Ever Been at Your End?

Ever been at your very end? Not knowing what to do next. You feel like you have given it your all yet all you get is nothingness? I know, this is deep. Maybe it is for you as it is for me. At some point you even question your own religion. If God is dead or was He even alive in the first place. You start leaning towards other “theories”. Lately I saw people sharing the smiling Buddha, that apparently sharing it brings you riches and all that, but does it? Are we humans so naïve and dependent that we look at other deities for satisfaction?

I was raised in a Christian family so if my mum saw this she’d whoop out the devil in me. Growing up, religion was the main thing. I used to lock myself up in my parent’s bedroom and listen to the Don Moen’s, Ron Kenoly’s, Lenny LeBlanc’s, and all the rest through those cassette radios that never left our parent’s bedroom (or was it just my parents?). I believed so much in religion until I started asking questions. Well, I didn’t know I was asking questions, I just thought I got carried away by the funkiness of secular music. Still, deep down I asked myself questions. Events that happened made me question things a lot. Like why should we go through this yet we serve a Provide, “PROVIDE!!!!!!!!”?

My transition from primary to high school, I prayed, didn’t get what I wanted and the 10, 000 shillings my uncle promised me just vanished and a kid who just finished primary, that was a lot of ice creams, yogurts, ngumus and some fine jeans and t-shirts may be one with a Sean Paul or Barcelona Emblem, I was a Stan for the two. Remember the days of Get Busy, Temperature, Barcelona’s fantastic four? Oh those were the days. Anyway, I thought that me failing KCPE was because I was anxious despite the fact that I used to attend morning devotion prayers in a church before the exams started, I even attended a mass and I’m not even Catholic. Or maybe I only did that because I was afraid of failing my parents, relatives, teachers, Sean Paul and ten thousand shillings but one important person I forgot about was myself. I wanted to please them, to not see that the time, amount and knowledge that they have given me doesn’t go to waste, as much as I was a cheeky person in school.
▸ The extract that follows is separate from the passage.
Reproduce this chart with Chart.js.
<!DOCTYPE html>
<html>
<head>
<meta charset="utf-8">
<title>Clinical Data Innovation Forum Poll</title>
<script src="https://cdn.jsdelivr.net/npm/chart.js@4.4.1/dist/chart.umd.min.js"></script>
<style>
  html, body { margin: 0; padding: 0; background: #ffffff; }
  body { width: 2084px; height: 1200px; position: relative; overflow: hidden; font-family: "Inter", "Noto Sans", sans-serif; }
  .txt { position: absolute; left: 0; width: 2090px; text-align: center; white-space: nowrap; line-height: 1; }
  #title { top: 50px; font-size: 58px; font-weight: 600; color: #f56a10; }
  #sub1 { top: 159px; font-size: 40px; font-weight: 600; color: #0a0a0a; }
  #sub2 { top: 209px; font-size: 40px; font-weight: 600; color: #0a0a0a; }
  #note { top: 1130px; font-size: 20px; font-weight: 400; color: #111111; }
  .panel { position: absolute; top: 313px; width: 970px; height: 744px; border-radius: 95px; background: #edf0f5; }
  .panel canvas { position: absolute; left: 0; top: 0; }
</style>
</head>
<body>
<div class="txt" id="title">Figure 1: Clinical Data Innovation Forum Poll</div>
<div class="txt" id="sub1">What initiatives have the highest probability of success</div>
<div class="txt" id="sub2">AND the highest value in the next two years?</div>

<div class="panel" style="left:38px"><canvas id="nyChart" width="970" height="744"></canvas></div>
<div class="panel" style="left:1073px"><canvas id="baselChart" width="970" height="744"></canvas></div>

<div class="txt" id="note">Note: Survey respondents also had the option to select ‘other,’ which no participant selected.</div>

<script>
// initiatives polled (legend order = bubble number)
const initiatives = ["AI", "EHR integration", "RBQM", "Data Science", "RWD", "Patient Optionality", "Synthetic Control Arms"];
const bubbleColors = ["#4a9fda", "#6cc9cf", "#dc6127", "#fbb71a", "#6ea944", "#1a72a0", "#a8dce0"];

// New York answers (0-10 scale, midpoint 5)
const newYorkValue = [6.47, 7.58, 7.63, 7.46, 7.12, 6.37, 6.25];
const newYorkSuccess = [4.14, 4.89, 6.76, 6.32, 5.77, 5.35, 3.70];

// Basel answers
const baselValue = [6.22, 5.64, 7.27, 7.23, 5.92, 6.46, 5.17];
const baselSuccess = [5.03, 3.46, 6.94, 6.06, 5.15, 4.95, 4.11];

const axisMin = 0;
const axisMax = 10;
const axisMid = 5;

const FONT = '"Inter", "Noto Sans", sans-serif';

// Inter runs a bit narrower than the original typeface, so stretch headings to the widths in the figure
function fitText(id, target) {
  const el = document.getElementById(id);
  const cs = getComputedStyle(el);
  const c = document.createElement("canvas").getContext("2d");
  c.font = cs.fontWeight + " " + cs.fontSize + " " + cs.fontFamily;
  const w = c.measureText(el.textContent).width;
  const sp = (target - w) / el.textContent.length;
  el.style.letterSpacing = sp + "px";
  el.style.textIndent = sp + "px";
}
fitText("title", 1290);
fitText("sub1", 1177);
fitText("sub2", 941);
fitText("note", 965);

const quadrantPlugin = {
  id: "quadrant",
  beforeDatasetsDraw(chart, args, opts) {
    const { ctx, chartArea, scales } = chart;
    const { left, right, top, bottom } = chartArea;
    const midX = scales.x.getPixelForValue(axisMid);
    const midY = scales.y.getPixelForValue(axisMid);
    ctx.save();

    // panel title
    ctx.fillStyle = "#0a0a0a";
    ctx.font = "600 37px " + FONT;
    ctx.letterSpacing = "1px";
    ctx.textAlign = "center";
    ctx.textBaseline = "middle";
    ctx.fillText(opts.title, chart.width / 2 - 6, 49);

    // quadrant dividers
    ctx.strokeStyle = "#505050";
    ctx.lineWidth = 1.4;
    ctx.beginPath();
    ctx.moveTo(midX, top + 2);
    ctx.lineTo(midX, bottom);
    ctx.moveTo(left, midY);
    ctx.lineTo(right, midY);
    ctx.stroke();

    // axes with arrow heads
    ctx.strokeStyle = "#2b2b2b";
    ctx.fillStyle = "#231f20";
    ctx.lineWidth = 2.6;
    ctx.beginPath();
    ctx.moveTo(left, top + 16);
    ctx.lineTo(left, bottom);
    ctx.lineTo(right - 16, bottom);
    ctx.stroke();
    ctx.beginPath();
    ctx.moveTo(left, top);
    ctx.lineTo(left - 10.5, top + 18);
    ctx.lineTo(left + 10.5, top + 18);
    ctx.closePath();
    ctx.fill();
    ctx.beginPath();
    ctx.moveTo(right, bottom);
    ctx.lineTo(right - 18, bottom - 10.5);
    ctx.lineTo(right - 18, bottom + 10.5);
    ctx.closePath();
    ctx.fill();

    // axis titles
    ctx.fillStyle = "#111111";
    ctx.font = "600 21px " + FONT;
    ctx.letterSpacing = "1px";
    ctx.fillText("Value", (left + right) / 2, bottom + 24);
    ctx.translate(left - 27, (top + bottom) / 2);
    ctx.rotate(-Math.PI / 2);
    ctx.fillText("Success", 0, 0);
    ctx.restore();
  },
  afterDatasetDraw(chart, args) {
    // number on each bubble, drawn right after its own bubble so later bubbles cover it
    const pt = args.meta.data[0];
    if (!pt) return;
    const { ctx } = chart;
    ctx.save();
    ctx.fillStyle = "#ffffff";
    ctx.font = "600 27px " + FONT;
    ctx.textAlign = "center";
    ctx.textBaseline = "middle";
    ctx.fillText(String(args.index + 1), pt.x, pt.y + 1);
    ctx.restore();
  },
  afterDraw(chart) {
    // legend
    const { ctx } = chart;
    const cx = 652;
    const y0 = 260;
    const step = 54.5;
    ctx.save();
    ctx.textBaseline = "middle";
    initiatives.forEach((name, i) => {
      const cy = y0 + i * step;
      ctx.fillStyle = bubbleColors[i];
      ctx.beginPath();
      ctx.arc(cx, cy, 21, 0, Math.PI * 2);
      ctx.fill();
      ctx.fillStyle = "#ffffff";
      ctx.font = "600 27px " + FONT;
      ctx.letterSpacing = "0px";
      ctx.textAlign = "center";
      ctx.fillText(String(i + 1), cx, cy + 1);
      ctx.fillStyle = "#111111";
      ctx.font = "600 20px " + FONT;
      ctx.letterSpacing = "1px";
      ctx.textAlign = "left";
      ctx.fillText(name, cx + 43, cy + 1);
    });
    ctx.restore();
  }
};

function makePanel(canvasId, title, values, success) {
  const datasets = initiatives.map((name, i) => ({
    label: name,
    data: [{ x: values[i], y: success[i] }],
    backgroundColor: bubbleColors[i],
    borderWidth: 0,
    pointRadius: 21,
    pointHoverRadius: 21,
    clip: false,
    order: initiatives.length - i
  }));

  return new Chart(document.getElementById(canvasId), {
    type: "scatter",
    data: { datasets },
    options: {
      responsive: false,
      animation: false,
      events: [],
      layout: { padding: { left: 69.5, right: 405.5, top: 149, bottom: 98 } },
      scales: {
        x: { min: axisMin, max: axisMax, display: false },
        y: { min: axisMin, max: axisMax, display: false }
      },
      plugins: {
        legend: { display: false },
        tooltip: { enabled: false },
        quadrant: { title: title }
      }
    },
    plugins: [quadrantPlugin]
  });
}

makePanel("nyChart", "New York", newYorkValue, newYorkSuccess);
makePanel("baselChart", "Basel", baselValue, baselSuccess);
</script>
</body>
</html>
Not at any one point did I even think of religion and in high school, I only attended church because it was mandatory, you know being all rebellious shouting “Fuck everything” at everything, you know? The surprising thing was, for two years straight, I got “saved” during the C.U Challenge Weekend. The first one was genuine, I genuinely felt a calling, either that or I just wanted the attention. The second time was because there was this fine busty lass who came in one of the invited choirs. I was in an all-male school and seeing that, my hormones just shot up, tongue out and my tail wagging in excitement (For those perverts out there, tail wagging is an expression, like a dog, not what you think about). I knew she wouldn’t talk to me if I was a “sinner”, so I got saved and tell her I needed her guiding hand, O I was clever son of a gun, or so I thought. Long story short, it didn’t go as planned. I still never took religion seriously. I was a part of a gospel dance group called Stingerz, joined a couple of guys who we were all interested in music, gospel music but I used to get scared, a loot.

It was after I reached form 4 that I got this calling in me, for the first time I prayed and I cried out. Tears flowing freely down my cheeks. Not those forced ones. I cried unto the Lord. I honestly don’t know why I stopped, maybe because I thought they weren’t being answered. So I stopped and through the years after my high school, University, I still have those moments I cry unto Him and I get nothing.
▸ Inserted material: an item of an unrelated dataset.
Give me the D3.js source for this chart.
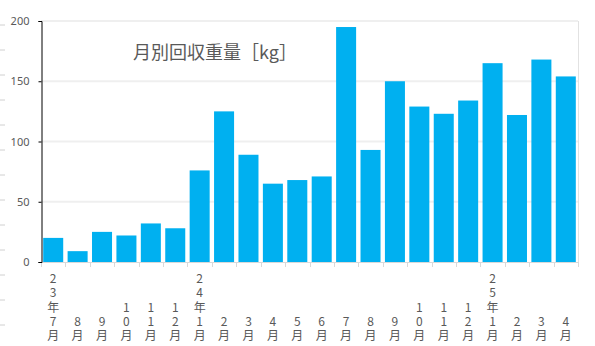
<!DOCTYPE html>
<html>
<head>
<meta charset="utf-8">
<script src="https://cdn.jsdelivr.net/npm/d3@7"></script>
<style>
  html, body { margin: 0; padding: 0; background: #fff; }
  svg { display: block; }
  text { font-family: "Noto Sans CJK JP", "Noto Sans", sans-serif; }
</style>
</head>
<body>
<svg id="chart" width="595" height="346"></svg>
<script>
// Monthly collected weight (kg)
const months = ["23年7月", "8月", "9月", "10月", "11月", "12月",
  "24年1月", "2月", "3月", "4月", "5月", "6月", "7月", "8月", "9月", "10月", "11月", "12月",
  "25年1月", "2月", "3月", "4月"];
const weights = [20, 9, 25, 22, 32, 28, 76, 125, 89, 65, 68, 71, 195, 93, 150, 129, 123, 134, 165, 122, 168, 154];
const yTicks = [0, 50, 100, 150, 200];
const title = "月別回収重量［kg］";

const svg = d3.select("#chart");
const plotL = 41, plotR = 578, plotT = 21, plotB = 262;
const grey = "#595959";

// faint row marks along the left edge
svg.append("g").selectAll("line")
  .data(d3.range(25, 346, 25))
  .join("line")
  .attr("x1", 0).attr("x2", 5)
  .attr("y1", d => d).attr("y2", d => d)
  .attr("stroke", "#d0d0d0").attr("stroke-width", 1);

const x = d3.scaleBand()
  .domain(d3.range(months.length))
  .range([plotL, plotR])
  .paddingInner(0.18)
  .paddingOuter(0.09);

const y = d3.scaleLinear().domain([0, 200]).range([plotB, plotT]);

// gridlines
svg.append("g").selectAll("line")
  .data(yTicks.filter(d => d > 0))
  .join("line")
  .attr("x1", plotL).attr("x2", plotR)
  .attr("y1", d => y(d)).attr("y2", d => y(d))
  .attr("stroke", "#efefef").attr("stroke-width", 2);

// right frame edge
svg.append("line")
  .attr("x1", plotR + 0.5).attr("x2", plotR + 0.5)
  .attr("y1", plotT).attr("y2", plotB)
  .attr("stroke", "#e2e2e2");

// bars
svg.append("g").selectAll("rect")
  .data(weights)
  .join("rect")
  .attr("x", (d, i) => x(i))
  .attr("width", x.bandwidth())
  .attr("y", d => y(d))
  .attr("height", d => y(0) - y(d))
  .attr("fill", "#00B0F0");

// x baseline and category separators
const step = x.step();
svg.append("line")
  .attr("x1", plotL).attr("x2", plotR)
  .attr("y1", plotB + 0.5).attr("y2", plotB + 0.5)
  .attr("stroke", "#d9d9d9");
svg.append("g").selectAll("line")
  .data(d3.range(months.length + 1))
  .join("line")
  .attr("x1", i => Math.round(plotL + i * step) + 0.5)
  .attr("x2", i => Math.round(plotL + i * step) + 0.5)
  .attr("y1", plotB).attr("y2", plotB + 5)
  .attr("stroke", "#d9d9d9");

// y axis
const yAxis = d3.axisLeft(y).tickValues(yTicks).tickSize(3).tickPadding(9);
const ya = svg.append("g").attr("transform", `translate(${plotL + 0.5},0)`).call(yAxis);
ya.select(".domain").attr("stroke", "#000");
ya.selectAll(".tick line").attr("stroke", "#000");
ya.selectAll(".tick text")
  .attr("fill", grey)
  .style("font-size", "11px")
  .style("font-family", "'Noto Sans', sans-serif");

// x labels: set vertically, one upright character per line, ending at the bottom
const labelBottom = 344;
svg.append("g").selectAll("text")
  .data(months)
  .join("text")
  .attr("x", (d, i) => x(i) + x.bandwidth() / 2)
  .attr("y", labelBottom)
  .attr("text-anchor", "end")
  .attr("fill", grey)
  .style("font-size", "12px")
  .style("writing-mode", "vertical-rl")
  .style("text-orientation", "upright")
  .style("letter-spacing", "2.3px")
  .text(d => d);

// title
svg.append("text")
  .attr("x", 215)
  .attr("y", 59)
  .attr("text-anchor", "middle")
  .attr("fill", grey)
  .style("font-size", "18px")
  .text(title);
</script>
</body>
</html>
Where I am currently, the questions have become even more intense. I get and feel like I am close to achieving something, I feel my fingertip on the surface of my desires and just like that, it disappears. I have grown frustrated. Ever had that feeling when you really close to getting something then it goes away from you? I have lost all hope. Nowadays even when I get close to something, I prefer to not get all hopeful, spares the feeling of disappointment not hitting hard on you. Being at that very edge thinking that maybe this world isn’t for you, that your life missing from it is the best thing. Most jumpers (suicide by jumping from a high place to your death) survivors say that the moment they jump off the edge, they instantly regret it. I think it is because they are afraid of dying, not being a part of this world. There are times when I have thought of it, going to the rooftop of where I live and jump off but I am afraid of heights so the temptation goes away even before I get close enough to the edge.

Feeling all the frustrations of this life, unemployed, and just drifting away from people can be tiring and it does feel like it should all end, and no God or smiling Buddha all in any other deity can help. So, if there’s a God out there, the one I grew up believing in, I need You, Help!